Aim of the exercise
Copy exactly the lines from the line containing "Give me the matplotlib source for this chart." to the line containing "ax = fig.add_axes([0.116, 0.212, 0.790, 0.662])", both lines included, and omit any pictures.

Entries supplied
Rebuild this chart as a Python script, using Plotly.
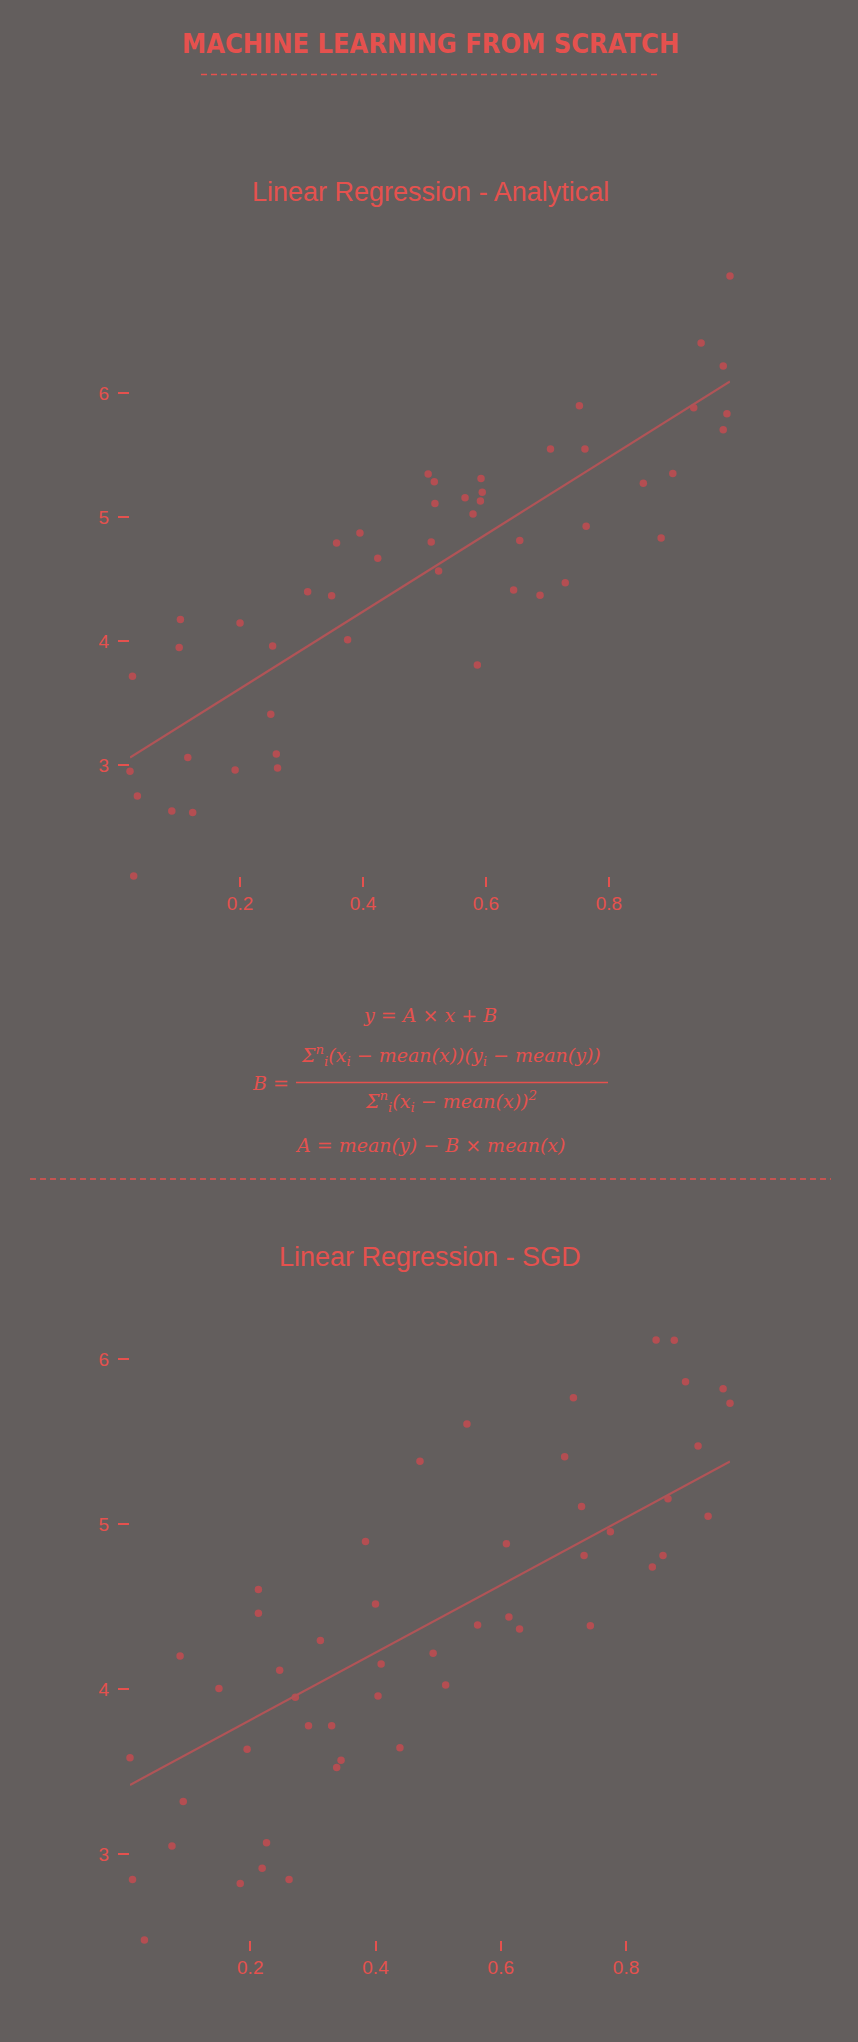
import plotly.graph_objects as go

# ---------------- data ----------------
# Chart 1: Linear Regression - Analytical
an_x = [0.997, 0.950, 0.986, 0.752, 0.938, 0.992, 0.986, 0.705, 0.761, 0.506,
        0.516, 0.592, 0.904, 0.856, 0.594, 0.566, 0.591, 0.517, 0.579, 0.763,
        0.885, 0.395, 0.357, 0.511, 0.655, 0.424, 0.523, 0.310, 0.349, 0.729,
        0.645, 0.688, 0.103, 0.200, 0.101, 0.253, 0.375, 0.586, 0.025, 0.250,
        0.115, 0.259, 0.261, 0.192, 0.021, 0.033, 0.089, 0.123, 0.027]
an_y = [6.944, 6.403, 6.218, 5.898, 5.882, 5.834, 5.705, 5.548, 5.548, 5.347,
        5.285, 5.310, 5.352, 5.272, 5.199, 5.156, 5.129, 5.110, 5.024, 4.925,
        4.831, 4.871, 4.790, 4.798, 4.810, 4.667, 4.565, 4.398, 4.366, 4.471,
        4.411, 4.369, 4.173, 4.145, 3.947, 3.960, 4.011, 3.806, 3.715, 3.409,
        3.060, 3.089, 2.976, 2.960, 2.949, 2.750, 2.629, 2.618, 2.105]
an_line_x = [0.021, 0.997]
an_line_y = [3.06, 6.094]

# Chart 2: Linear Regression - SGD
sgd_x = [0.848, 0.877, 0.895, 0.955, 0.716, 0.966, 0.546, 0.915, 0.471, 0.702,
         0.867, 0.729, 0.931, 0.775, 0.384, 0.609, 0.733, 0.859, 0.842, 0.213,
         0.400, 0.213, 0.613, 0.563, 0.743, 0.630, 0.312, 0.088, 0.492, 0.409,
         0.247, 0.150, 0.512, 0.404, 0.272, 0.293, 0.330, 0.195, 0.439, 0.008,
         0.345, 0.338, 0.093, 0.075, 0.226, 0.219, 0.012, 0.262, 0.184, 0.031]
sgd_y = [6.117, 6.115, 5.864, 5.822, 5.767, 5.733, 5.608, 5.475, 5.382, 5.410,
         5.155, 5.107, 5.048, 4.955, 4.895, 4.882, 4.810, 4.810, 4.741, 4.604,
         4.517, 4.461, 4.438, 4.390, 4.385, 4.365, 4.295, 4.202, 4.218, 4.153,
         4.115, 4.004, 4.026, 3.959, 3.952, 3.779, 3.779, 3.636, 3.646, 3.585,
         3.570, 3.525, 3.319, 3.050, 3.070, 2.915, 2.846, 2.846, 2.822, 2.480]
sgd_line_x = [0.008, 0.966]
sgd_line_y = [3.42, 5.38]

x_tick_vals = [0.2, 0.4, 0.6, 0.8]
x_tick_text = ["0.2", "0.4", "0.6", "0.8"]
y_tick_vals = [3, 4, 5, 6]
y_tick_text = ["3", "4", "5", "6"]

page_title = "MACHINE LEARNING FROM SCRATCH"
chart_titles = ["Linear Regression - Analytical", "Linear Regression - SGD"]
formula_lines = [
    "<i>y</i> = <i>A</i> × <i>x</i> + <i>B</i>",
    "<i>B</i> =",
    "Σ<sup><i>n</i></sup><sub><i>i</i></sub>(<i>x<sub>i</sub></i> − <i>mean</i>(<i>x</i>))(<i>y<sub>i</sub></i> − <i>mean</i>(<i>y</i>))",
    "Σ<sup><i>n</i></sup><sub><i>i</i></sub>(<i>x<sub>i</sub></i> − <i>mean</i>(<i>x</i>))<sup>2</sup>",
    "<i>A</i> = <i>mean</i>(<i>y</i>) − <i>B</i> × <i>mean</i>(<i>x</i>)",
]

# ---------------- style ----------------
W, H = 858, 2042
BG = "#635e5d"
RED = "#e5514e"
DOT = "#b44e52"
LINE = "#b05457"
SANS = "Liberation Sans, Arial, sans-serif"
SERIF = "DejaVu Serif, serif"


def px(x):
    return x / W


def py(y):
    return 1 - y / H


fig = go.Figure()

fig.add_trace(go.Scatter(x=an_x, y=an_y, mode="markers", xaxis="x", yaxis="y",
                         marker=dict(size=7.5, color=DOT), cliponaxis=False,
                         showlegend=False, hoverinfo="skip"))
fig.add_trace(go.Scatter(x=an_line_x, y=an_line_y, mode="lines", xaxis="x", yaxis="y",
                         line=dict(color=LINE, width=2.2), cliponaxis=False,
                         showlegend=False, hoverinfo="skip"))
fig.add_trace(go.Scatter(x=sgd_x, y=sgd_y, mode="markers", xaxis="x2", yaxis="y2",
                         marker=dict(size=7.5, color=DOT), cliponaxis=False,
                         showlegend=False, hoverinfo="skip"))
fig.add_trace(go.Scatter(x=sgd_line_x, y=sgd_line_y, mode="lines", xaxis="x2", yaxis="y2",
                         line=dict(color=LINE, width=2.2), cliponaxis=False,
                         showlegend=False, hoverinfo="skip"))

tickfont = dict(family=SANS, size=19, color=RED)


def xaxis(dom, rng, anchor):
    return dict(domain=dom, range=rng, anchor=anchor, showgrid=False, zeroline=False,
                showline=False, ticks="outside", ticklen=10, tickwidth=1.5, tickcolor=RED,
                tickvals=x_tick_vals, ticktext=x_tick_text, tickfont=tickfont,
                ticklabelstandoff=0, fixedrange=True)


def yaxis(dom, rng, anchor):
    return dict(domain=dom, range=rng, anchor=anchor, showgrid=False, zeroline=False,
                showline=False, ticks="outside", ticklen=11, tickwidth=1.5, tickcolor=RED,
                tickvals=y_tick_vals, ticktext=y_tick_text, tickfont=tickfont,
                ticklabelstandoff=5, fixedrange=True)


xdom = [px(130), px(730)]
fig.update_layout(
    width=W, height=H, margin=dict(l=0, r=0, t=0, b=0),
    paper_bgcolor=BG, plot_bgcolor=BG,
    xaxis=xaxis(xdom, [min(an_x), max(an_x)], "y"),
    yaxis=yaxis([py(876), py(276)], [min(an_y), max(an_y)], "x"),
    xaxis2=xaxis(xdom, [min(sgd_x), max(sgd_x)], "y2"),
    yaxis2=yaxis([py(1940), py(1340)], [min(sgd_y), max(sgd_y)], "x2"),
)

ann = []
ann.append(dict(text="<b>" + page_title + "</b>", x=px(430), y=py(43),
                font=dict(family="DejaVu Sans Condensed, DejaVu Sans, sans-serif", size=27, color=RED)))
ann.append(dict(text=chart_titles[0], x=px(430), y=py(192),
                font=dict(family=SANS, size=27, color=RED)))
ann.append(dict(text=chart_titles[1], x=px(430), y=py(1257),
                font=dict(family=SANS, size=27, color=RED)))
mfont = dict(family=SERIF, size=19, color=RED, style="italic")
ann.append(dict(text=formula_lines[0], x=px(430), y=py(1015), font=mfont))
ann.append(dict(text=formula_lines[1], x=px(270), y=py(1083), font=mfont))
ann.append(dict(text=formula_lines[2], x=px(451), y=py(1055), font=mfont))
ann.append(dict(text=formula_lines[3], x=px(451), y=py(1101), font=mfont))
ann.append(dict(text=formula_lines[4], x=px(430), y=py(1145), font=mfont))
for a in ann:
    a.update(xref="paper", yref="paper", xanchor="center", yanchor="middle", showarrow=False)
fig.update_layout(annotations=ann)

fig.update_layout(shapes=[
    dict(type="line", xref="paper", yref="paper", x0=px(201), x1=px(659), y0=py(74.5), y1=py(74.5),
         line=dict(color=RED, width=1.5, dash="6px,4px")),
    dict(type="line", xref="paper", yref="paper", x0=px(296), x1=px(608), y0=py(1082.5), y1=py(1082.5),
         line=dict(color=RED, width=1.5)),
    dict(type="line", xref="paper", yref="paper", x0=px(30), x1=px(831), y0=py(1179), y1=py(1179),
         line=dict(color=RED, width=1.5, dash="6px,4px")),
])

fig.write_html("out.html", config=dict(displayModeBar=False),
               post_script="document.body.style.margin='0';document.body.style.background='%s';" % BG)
...
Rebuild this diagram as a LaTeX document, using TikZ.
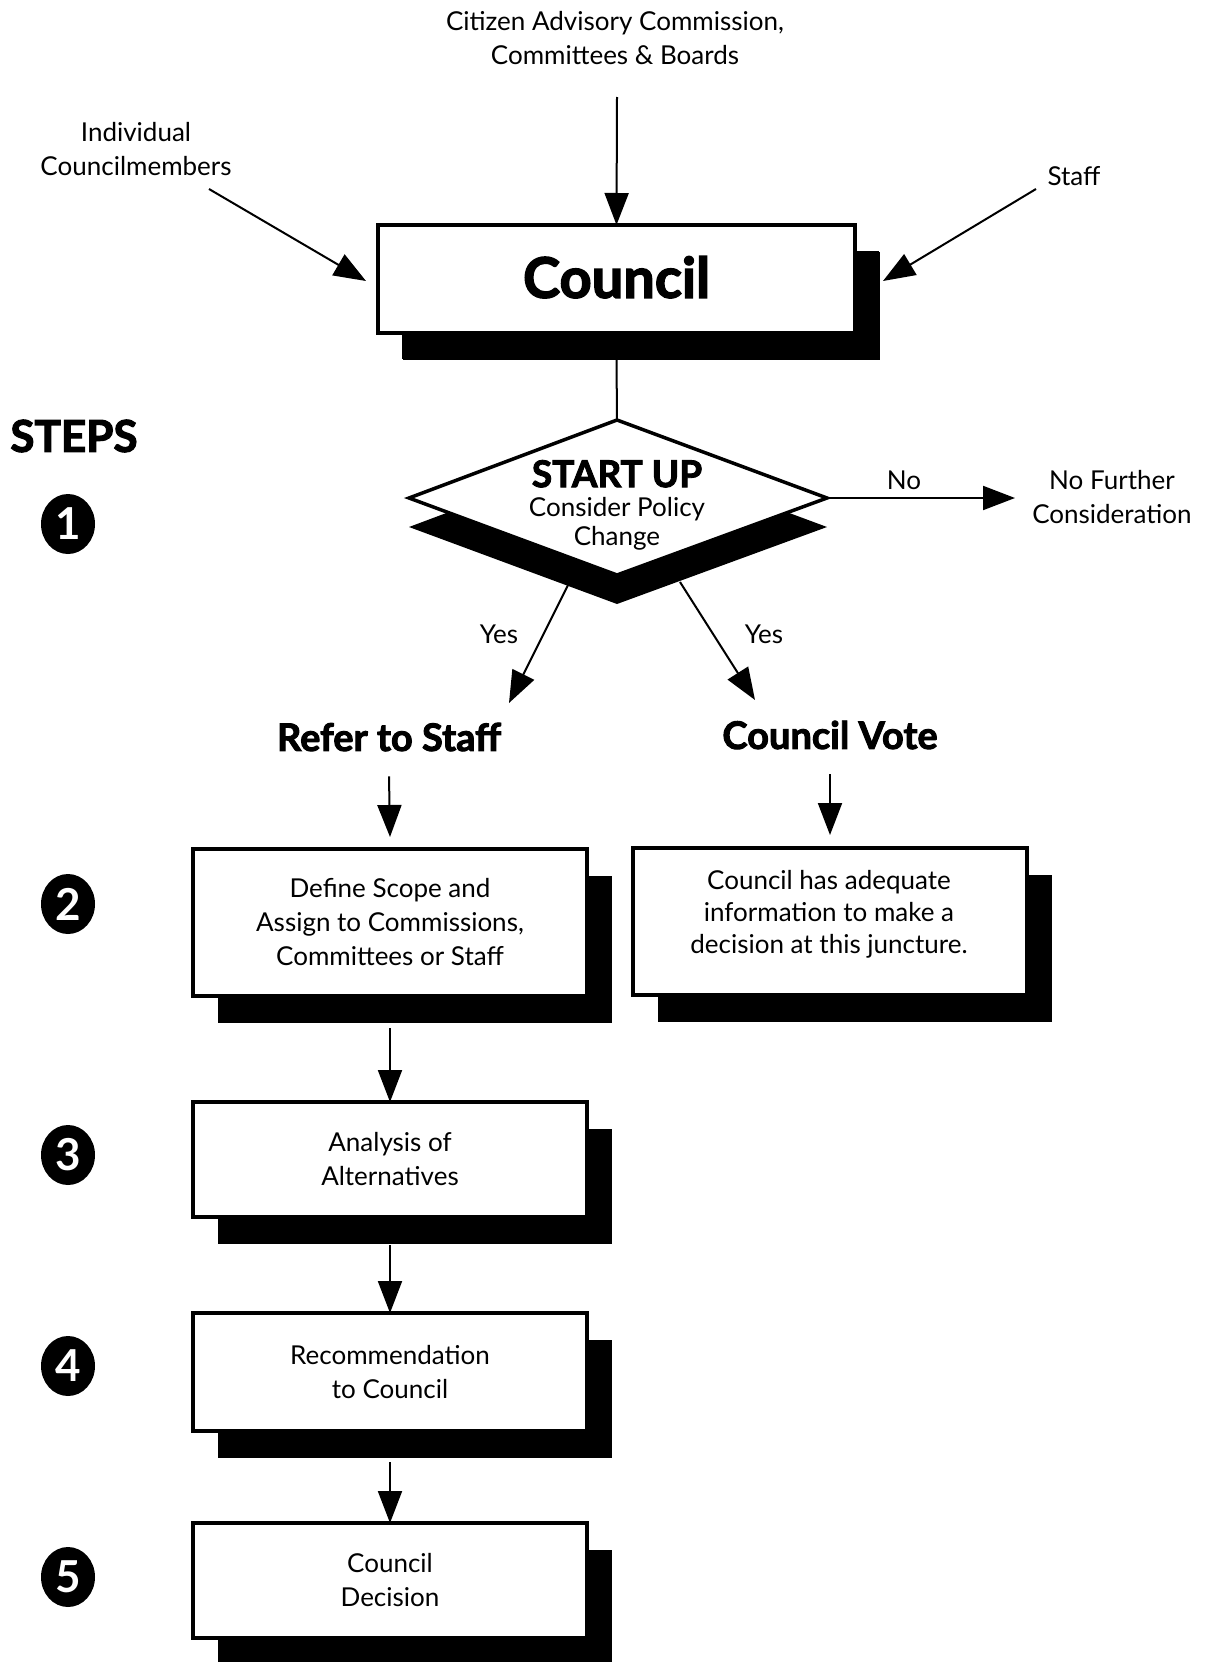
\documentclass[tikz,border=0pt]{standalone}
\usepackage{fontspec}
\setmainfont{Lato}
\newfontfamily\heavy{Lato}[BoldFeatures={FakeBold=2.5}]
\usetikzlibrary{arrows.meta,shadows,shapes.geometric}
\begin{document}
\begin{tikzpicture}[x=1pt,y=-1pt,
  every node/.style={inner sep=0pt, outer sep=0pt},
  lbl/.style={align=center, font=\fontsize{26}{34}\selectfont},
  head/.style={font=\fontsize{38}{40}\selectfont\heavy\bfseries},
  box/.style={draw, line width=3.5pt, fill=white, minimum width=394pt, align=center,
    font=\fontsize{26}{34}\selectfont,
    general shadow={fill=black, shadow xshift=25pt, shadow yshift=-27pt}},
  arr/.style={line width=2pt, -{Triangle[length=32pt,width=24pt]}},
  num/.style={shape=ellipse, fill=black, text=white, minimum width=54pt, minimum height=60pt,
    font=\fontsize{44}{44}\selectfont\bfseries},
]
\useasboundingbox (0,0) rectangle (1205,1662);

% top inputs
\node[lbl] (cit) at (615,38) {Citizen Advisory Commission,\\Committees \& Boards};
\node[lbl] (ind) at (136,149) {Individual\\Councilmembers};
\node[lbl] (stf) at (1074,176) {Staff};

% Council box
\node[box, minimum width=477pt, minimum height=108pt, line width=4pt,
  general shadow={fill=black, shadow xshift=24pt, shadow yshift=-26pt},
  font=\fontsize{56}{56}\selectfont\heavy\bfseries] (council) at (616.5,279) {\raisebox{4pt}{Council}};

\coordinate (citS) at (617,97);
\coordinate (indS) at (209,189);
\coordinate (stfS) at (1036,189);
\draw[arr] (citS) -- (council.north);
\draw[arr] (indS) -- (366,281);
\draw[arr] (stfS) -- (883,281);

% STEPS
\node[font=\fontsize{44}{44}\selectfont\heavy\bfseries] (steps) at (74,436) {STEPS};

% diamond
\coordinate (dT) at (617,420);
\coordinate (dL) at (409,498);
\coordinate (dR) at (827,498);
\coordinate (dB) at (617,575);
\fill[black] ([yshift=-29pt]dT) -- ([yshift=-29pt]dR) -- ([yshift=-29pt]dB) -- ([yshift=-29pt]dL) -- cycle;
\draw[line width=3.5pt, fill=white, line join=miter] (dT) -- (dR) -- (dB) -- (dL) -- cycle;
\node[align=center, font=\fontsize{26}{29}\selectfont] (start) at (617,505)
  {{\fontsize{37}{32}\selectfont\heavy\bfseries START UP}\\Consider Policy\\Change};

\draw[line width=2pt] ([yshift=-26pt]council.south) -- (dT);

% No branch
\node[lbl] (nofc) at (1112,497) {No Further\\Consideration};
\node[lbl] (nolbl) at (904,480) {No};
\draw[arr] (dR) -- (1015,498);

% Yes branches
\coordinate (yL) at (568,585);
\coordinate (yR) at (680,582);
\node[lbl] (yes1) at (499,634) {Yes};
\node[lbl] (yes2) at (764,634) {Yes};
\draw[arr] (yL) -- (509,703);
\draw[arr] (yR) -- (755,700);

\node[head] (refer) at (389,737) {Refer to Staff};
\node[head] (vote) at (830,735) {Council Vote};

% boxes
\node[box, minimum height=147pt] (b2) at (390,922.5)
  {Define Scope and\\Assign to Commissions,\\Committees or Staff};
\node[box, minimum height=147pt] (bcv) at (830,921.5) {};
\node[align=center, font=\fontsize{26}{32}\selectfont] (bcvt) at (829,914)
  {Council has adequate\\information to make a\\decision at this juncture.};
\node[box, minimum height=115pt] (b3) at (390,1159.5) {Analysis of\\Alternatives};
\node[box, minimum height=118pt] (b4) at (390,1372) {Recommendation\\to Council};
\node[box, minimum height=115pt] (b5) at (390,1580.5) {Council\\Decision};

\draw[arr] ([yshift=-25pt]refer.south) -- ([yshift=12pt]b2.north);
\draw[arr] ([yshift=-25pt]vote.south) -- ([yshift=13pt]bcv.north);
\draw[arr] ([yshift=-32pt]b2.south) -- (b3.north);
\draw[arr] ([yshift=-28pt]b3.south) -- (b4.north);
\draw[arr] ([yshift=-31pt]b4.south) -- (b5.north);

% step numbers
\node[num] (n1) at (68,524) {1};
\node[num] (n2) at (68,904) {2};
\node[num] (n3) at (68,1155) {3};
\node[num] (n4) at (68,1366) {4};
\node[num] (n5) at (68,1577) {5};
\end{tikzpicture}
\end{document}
--
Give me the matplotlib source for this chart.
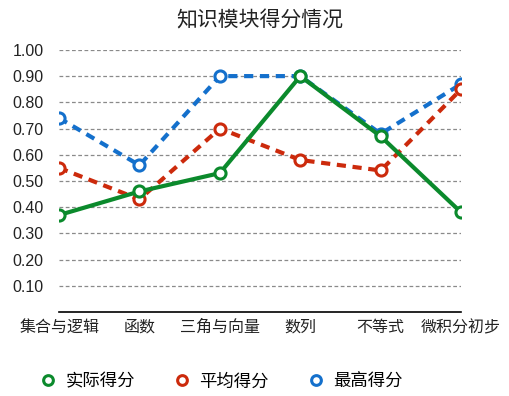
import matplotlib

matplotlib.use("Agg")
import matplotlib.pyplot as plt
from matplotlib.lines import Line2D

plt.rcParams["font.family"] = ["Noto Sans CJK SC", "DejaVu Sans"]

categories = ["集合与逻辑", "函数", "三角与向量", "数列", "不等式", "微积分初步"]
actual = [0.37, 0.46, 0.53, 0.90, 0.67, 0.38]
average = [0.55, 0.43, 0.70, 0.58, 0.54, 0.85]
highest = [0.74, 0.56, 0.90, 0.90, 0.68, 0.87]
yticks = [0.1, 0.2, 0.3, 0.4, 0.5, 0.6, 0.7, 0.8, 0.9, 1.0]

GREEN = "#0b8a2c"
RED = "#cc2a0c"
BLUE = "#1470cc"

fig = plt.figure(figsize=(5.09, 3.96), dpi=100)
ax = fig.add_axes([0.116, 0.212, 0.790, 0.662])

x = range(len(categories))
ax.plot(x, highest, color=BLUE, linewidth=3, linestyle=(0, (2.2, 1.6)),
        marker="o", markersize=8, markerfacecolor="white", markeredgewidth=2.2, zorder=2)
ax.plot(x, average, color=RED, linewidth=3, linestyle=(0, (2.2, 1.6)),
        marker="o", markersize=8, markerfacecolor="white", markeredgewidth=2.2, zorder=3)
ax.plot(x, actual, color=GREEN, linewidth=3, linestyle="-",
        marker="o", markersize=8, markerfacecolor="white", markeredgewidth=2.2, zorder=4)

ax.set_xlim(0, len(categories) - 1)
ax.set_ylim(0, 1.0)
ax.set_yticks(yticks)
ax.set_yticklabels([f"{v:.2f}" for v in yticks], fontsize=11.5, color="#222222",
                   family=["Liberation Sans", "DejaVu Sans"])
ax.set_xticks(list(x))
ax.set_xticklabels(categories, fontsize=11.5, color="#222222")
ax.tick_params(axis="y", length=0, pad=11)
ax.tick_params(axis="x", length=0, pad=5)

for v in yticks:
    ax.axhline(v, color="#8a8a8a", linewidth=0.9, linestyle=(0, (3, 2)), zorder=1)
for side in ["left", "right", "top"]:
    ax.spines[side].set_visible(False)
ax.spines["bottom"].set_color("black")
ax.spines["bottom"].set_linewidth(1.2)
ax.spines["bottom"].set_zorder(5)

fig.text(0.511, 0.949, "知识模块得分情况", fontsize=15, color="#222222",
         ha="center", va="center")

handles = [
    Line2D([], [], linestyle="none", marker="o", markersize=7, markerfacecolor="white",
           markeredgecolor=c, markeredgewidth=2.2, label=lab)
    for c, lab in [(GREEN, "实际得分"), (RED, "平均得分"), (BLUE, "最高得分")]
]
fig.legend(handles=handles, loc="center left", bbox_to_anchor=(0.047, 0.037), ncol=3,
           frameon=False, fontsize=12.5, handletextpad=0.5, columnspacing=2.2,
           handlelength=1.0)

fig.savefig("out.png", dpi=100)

Correct output
Give me the matplotlib source for this chart.
import matplotlib

matplotlib.use("Agg")
import matplotlib.pyplot as plt
from matplotlib.lines import Line2D

plt.rcParams["font.family"] = ["Noto Sans CJK SC", "DejaVu Sans"]

categories = ["集合与逻辑", "函数", "三角与向量", "数列", "不等式", "微积分初步"]
actual = [0.37, 0.46, 0.53, 0.90, 0.67, 0.38]
average = [0.55, 0.43, 0.70, 0.58, 0.54, 0.85]
highest = [0.74, 0.56, 0.90, 0.90, 0.68, 0.87]
yticks = [0.1, 0.2, 0.3, 0.4, 0.5, 0.6, 0.7, 0.8, 0.9, 1.0]

GREEN = "#0b8a2c"
RED = "#cc2a0c"
BLUE = "#1470cc"

fig = plt.figure(figsize=(5.09, 3.96), dpi=100)
ax = fig.add_axes([0.116, 0.212, 0.790, 0.662])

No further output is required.